The varieties of fraud committed against the government seem limited only by the imagination of the people and companies willing to commit them. An exhaustive list could go on for pages. But here are some of the most common schemes used to defraud the government at taxpayers’ expense:
- Billing the government for goods or services never delivered or rendered.
- Paying bribes or kickbacks to obtain funding or contracts.
- Deliberately overcharging.
- Double billing.
- Knowingly billing for unallowable expenses.
- Fraudulently inflating charges or expenses.
- Bid rigging — or collusion to frustrate competitive bidding.
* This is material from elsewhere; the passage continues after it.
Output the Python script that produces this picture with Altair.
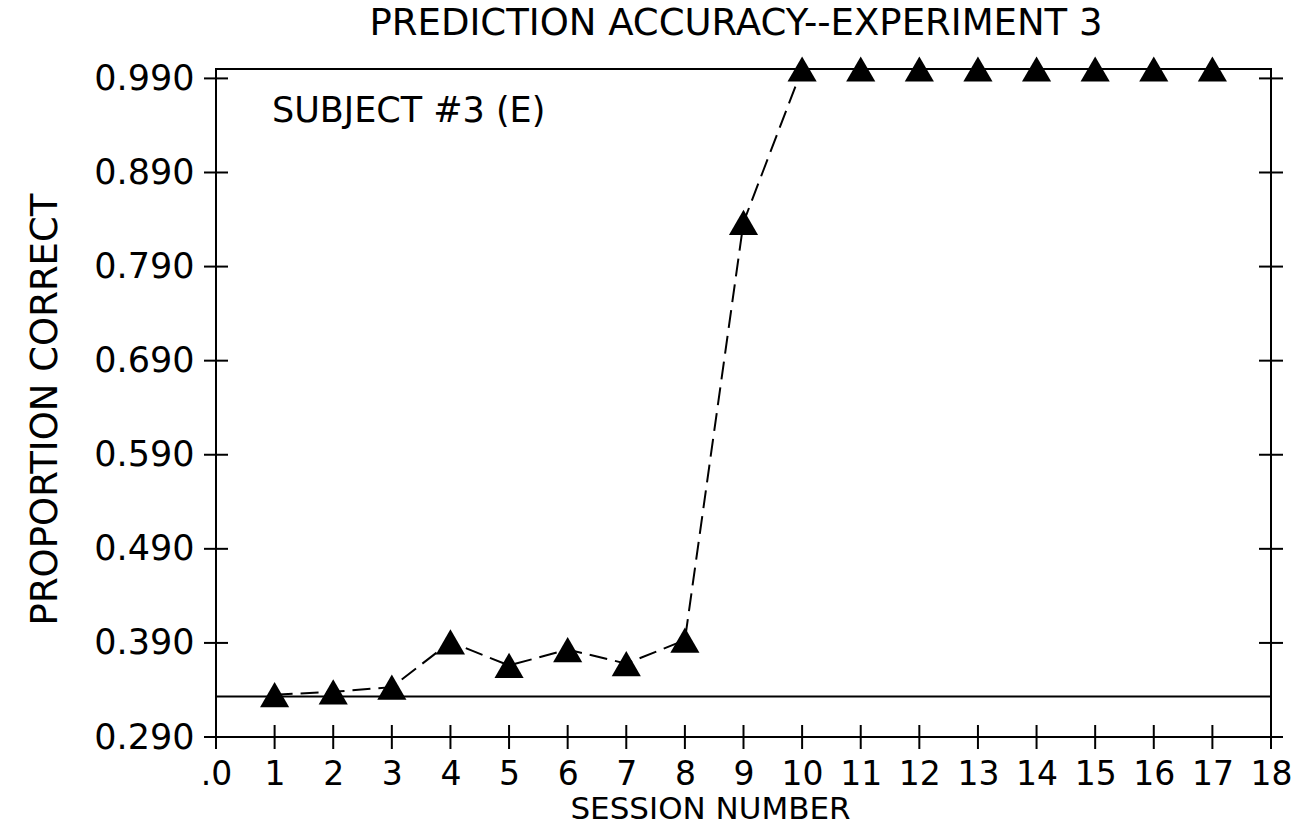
import altair as alt
import pandas as pd

# ---- data ----
sessions = list(range(1, 18))
accuracy = [0.335, 0.338, 0.343, 0.391, 0.366, 0.383, 0.368, 0.393, 0.837,
            1.0, 1.0, 1.0, 1.0, 1.0, 1.0, 1.0, 1.0]
y_ticks = [0.29, 0.39, 0.49, 0.59, 0.69, 0.79, 0.89, 0.99]
x_ticks = list(range(0, 19))
chance_level = [0.333]
title_text = "PREDICTION ACCURACY--EXPERIMENT 3"
subject_text = "SUBJECT #3 (E)"
x_title = "SESSION NUMBER"
y_title = "PROPORTION CORRECT"

WIDE = "DejaVu Sans"

df = pd.DataFrame({"session": sessions, "accuracy": accuracy})
ref_df = pd.DataFrame({"session": [0], "session2": [18], "accuracy": chance_level})
left_ticks = pd.DataFrame({"session": [0] * len(y_ticks), "accuracy": y_ticks})
right_ticks = pd.DataFrame({"session": [18] * len(y_ticks), "accuracy": y_ticks})
bottom_ticks = pd.DataFrame({"session": x_ticks, "accuracy": [0.29] * len(x_ticks)})

xs = alt.Scale(domain=[0, 18], nice=False, zero=False)
ys = alt.Scale(domain=[0.29, 1.0], nice=False, zero=False)

x_axis = alt.Axis(
    values=x_ticks, format="d",
    labelExpr="datum.value == 0 ? '.0' : datum.label",
    labelFont=WIDE, labelFontSize=33, labelPadding=21, labelColor="black",
    labelFlush=False, labelOverlap=False,
    domain=False, ticks=False, tickSize=0, grid=False,
    title=x_title, titleFont=WIDE, titleFontSize=31, titleFontWeight="normal",
    titleColor="black", titleX=494, titleY=72, titleAlign="center",
    titleBaseline="middle", titleAngle=0,
)
y_axis = alt.Axis(
    values=y_ticks, format=".3f",
    labelFont=WIDE, labelFontSize=35, labelPadding=22, labelColor="black",
    labelFlush=False, labelOverlap=False,
    domain=False, ticks=False, tickSize=0, grid=False,
    title=y_title, titleFont=WIDE, titleFontSize=37, titleFontWeight="normal",
    titleColor="black", titleX=-171, titleY=340, titleAlign="center",
    titleBaseline="middle", titleAngle=270,
)

X = alt.X("session:Q", scale=xs, axis=x_axis)
Y = alt.Y("accuracy:Q", scale=ys, axis=y_axis)

line = alt.Chart(df).mark_line(
    color="black", strokeWidth=2, strokeDash=[18, 8]
).encode(x=X, y=Y)

points = alt.Chart(df).mark_point(
    shape="triangle-up", filled=True, color="black", size=850, opacity=1
).encode(x=X, y=Y)

ref = alt.Chart(ref_df).mark_rule(color="black", strokeWidth=2).encode(
    x=X, x2="session2:Q", y=Y,
)

def tick_layer(data, orient):
    return alt.Chart(data).mark_tick(
        orient=orient, size=24, thickness=2, color="black", opacity=1
    ).encode(x=X, y=Y)

lt = tick_layer(left_ticks, "horizontal")
rt = tick_layer(right_ticks, "horizontal")
bt = tick_layer(bottom_ticks, "vertical")

subject = alt.Chart(pd.DataFrame({"t": [subject_text]})).mark_text(
    align="left", baseline="middle", font=WIDE, fontSize=35, color="black"
).encode(text="t:N", x=alt.value(56), y=alt.value(42))

title = alt.Chart(pd.DataFrame({"t": [title_text]})).mark_text(
    align="center", baseline="middle", font=WIDE, fontSize=37, color="black"
).encode(text="t:N", x=alt.value(520), y=alt.value(-45))

chart = alt.layer(ref, line, points, lt, rt, bt, subject, title).properties(
    width=1055, height=668,
    autosize=alt.AutoSizeParams(type="none"),
    padding={"left": 216, "top": 69, "right": 32, "bottom": 101},
    background="white",
).configure_view(
    stroke="black", strokeWidth=2
)

chart.save("out.html", embed_options={"renderer": "svg", "actions": False})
- Selling defective products or services.
- Knowingly failing to comply with contract specifications.
- Falsely certifying compliance with contract requirements or with state or federal law.
- Billing time or materials used for one project to another (“cross charging”).
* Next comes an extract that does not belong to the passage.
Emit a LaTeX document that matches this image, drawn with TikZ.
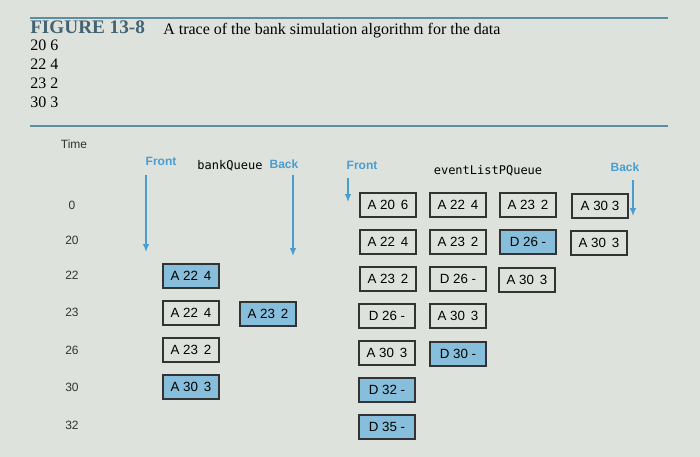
\documentclass[tikz,border=0pt]{standalone}
\usepackage{fontspec}
\setmainfont{Liberation Serif}
\setsansfont{Liberation Sans}
\setmonofont{DejaVu Sans Mono}
\begin{document}
\begin{tikzpicture}[x=0.75pt,y=-0.75pt,
  ev/.style={draw=black!80,line width=1pt,minimum width=42pt,minimum height=18pt,inner sep=1pt,font=\sffamily,fill=bgc},
  hi/.style={ev,fill=hib},
  lbl/.style={font=\sffamily\small,text=black!80},
  blu/.style={font=\sffamily\small\bfseries,text=arr},
  arrl/.style={draw=arr,line width=1pt,-{Latex[length=6pt,width=5pt]}}]
\usetikzlibrary{arrows.meta}
\definecolor{bgc}{HTML}{DEE2DD}
\definecolor{hib}{HTML}{86BEDB}
\definecolor{arr}{HTML}{4A9DD0}
\definecolor{rul}{HTML}{5E8DA3}
\fill[bgc] (0,0) rectangle (700,457);
\useasboundingbox (0,0) rectangle (700,457);
\draw[rul,line width=1.2pt] (30,18) -- (668,18);
\draw[rul,line width=1.2pt] (30,126) -- (668,126);
\node[anchor=west,font=\Large\bfseries,text=rul!70!black,inner sep=0] (fig) at (30,27) {FIGURE 13-8};
\node[anchor=west,font=\large,inner sep=0] (cap) at (163,31) {A trace of the bank simulation algorithm for the data};
\node[anchor=west,font=\large,inner sep=0] (d1) at (30,45) {20 6};
\node[anchor=west,font=\large,inner sep=0] (d2) at (30,64) {22 4};
\node[anchor=west,font=\large,inner sep=0] (d3) at (30,83) {23 2};
\node[anchor=west,font=\large,inner sep=0] (d4) at (30,102) {30 3};
\node[lbl] (time) at (74,144) {Time};
\foreach \t/\y in {0/205,20/240,22/275,23/312,26/350,30/387,32/425}
  \node[lbl] (t\t) at (72,\y) {\t};
\node[blu] (bf) at (161,161) {Front};
\node[font=\ttfamily\small] (bq) at (230,166) {bankQueue};
\node[blu] (bb) at (284,164) {Back};
\coordinate (bfs) at (146,175); \coordinate (bfe) at (146,252);
\coordinate (bbs) at (293,175); \coordinate (bbe) at (293,256);
\draw[arrl] (bfs) -- (bfe);
\draw[arrl] (bbs) -- (bbe);
\node[blu] (ef) at (362,165) {Front};
\node[font=\ttfamily\small] (eq) at (488,171) {eventListPQueue};
\node[blu] (eb) at (625,167) {Back};
\coordinate (efs) at (348,178); \coordinate (efe) at (348,202);
\coordinate (ebs) at (633,180); \coordinate (ebe) at (633,216);
\draw[arrl] (efs) -- (efe);
\draw[arrl] (ebs) -- (ebe);
% event list
\node[ev] (e01) at (388,205) {A 20\, 6};
\node[ev] (e02) at (458,205) {A 22\, 4};
\node[ev] (e03) at (528,205) {A 23\, 2};
\node[ev] (e04) at (600,206) {A 30 3};
\node[ev] (e11) at (388,242) {A 22\, 4};
\node[ev] (e12) at (458,242) {A 23\, 2};
\node[hi] (e13) at (528,242) {D 26 -};
\node[ev] (e14) at (599,243) {A 30\, 3};
\node[ev] (e21) at (388,279) {A 23\, 2};
\node[ev] (e22) at (458,279) {D 26 -};
\node[ev] (e23) at (527,280) {A 30\, 3};
\node[ev] (e31) at (387,316) {D 26 -};
\node[ev] (e32) at (458,316) {A 30\, 3};
\node[ev] (e41) at (387,353) {A 30\, 3};
\node[hi] (e42) at (458,354) {D 30 -};
\node[hi] (e51) at (387,390) {D 32 -};
\node[hi] (e61) at (387,427) {D 35 -};
% bank queue
\node[hi] (b21) at (191,276) {A 22\, 4};
\node[ev] (b31) at (191,313) {A 22\, 4};
\node[hi] (b32) at (268,314) {A 23\, 2};
\node[ev] (b41) at (191,350) {A 23\, 2};
\node[hi] (b51) at (191,387) {A 30\, 3};
\end{tikzpicture}
\end{document}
- Making false statements to obtain, or to keep, a contract or grant.
- Inflating overhead costs or other expenses.
- Substituting inferior parts or products.
- Misrepresenting eligibility for Minority, Women or Disadvantaged Business Enterprise programs or set asides.
- Receiving rebates from subcontractors and not passing them on to the government.
- Billing for “ghost” payrollers.
- Receiving an overpayment from the government and improperly retaining rather than refunding it.
- Falsifying, forging, or altering statements or records in order to obtain payment or increase payments.
- Withholding royalty payments owed.
- Knowingly using the wrong billing codes to increase reimbursements or payments.
- “Bundling” or “unbundling” charges (billing one service as two, or two services as one) to increase payments or reimbursements.
- Submitting claims for benefits for phantom victims or for fictitious damages or injuries.